Unter den Bewerbern waren alle Altersgruppen zu finden. Die 54-jährige Esther von Salm-Hoogstraeten ist als Einzelhandelskauffrau für Damenoberbekleidung ein Opfer des darbenden Einzelhandels und seit September 2018 arbeitslos. Sie hat die Zahl ihrer Bewerbungen nicht mitgezählt. „Um die 200 werden es wohl gewesen sein.“ Dabei sei sie vielseitig interessiert und flexibel. So habe sie es schon in der mobilen Altenpflege versucht, aber der knochenharte Job sage ihr nicht zu. „Ich bin eine leidenschaftliche Beraterin, und es ist ein schönes Gefühl, wenn die Kundinnen nach mir fragen.“ Zwei Gespräche hat sie bis zum Mittag beim Speed-Dating schon geführt, unter anderem am Stand von Edeka Kempken.

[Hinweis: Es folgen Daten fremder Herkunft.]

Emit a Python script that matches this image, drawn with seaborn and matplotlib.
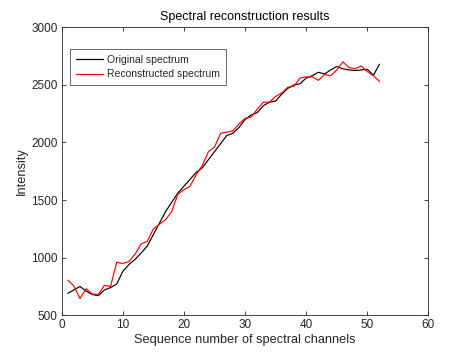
import matplotlib
matplotlib.use("Agg")
import matplotlib.pyplot as plt
import seaborn as sns
import numpy as np
import pandas as pd

channels = list(range(1, 53))
original = [690, 720, 750, 710, 680, 670, 720, 740, 770, 880,
            940, 985, 1040, 1100, 1200, 1300, 1400, 1480, 1560, 1620,
            1680, 1740, 1780, 1850, 1920, 1990, 2060, 2080, 2130, 2200,
            2240, 2260, 2320, 2350, 2360, 2420, 2470, 2500, 2510, 2560,
            2580, 2610, 2595, 2630, 2660, 2640, 2630, 2625, 2630, 2635,
            2585, 2680]
reconstructed = [805, 755, 645, 730, 685, 680, 760, 750, 960, 950,
                 965, 1030, 1120, 1140, 1250, 1290, 1330, 1400, 1550, 1590,
                 1620, 1720, 1800, 1920, 1960, 2080, 2090, 2100, 2160, 2210,
                 2220, 2290, 2350, 2350, 2400, 2430, 2480, 2490, 2560, 2570,
                 2570, 2540, 2590, 2580, 2630, 2700, 2650, 2640, 2665, 2615,
                 2580, 2530]

df = pd.DataFrame({
    "channel": channels * 2,
    "value": original + reconstructed,
    "series": ["Original spectrum"] * len(channels) + ["Reconstructed spectrum"] * len(channels),
})

sns.set_theme(style="white")
plt.rcParams["font.family"] = ["Liberation Sans", "DejaVu Sans"]

fig = plt.figure(figsize=(4.74, 3.55), dpi=100)
ax = fig.add_axes([0.13, 0.112, 0.774, 0.811])

sns.lineplot(data=df, x="channel", y="value", hue="series",
             palette={"Original spectrum": "black", "Reconstructed spectrum": "red"},
             linewidth=0.85, ax=ax)

ax.set_xlim(0, 60)
ax.set_ylim(500, 3000)
ax.set_xticks(range(0, 61, 10))
ax.set_yticks(range(500, 3001, 500))
ax.tick_params(direction="in", length=3, width=0.6, labelsize=8.5, colors="#262626",
               top=True, right=True, bottom=True, left=True, pad=3)
for sp in ax.spines.values():
    sp.set_color("#262626")
    sp.set_linewidth(0.6)

ax.set_xlabel("Sequence number of spectral channels", fontsize=9.2, color="#262626", labelpad=2)
ax.set_ylabel("Intensity", fontsize=9.2, color="#262626", labelpad=2)
ax.set_title("Spectral reconstruction results", fontsize=9, color="#000000", pad=5)

leg = ax.legend(loc="upper left", bbox_to_anchor=(0.023, 0.925), fontsize=7.5,
                frameon=True, fancybox=False, edgecolor="#262626", handlelength=2.6,
                borderpad=0.55, labelspacing=0.45, handletextpad=0.4, borderaxespad=0)
leg.get_frame().set_linewidth(0.6)
for line in leg.get_lines():
    line.set_linewidth(0.9)

fig.savefig("out.png", dpi=100)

Dort haben sich Kauffrau Stefanie Mang und Kaufmann Daniel Macherey auf 20 angemeldete Bewerber eingestellt. Gesucht werden 20 Voll- und Teilzeitkräfte einschließlich acht Auszubildenden in den typischen Berufen des Lebensmittelfachhandels. Von Salm-Hoogstraeten gibt sich kämpferisch: „Ich möchte hier und heute nicht raus ohne Arbeit.“

„Menschen mit dieser Einstellung gehen meist auch mit einem Job nach Hause“, bestätigt Geschäftsführer Hermann Oecking vom Tüv Nord Bildung. Er habe das Format des Job-Speed-Datings vor Jahren in den Niederlanden entdeckt und es schon wiederholt erfolgreich durchgeführt. „Für Krefeld ist es die gelungene Premiere.“ Der Vorteil sei, dass sich die Personalentscheider persönlich von den Stärken und Kenntnissen der Bewerber überzeugen können. Das bestätigt Geschäftsführer Marcus Koll von Inotec Industrieservice aus Neuss. „Wir suchen aktuell gut zehn neue Mitarbeiter in überwiegend technischen Berufen.“ Er verlässt sich gerne auf den ersten Eindruck und sein Bauchgefühl und schließt selbst „Liebe auf den ersten Blick“ nicht aus. Entscheidend sei allerdings das ausführliche Zweitgespräch in der Firma.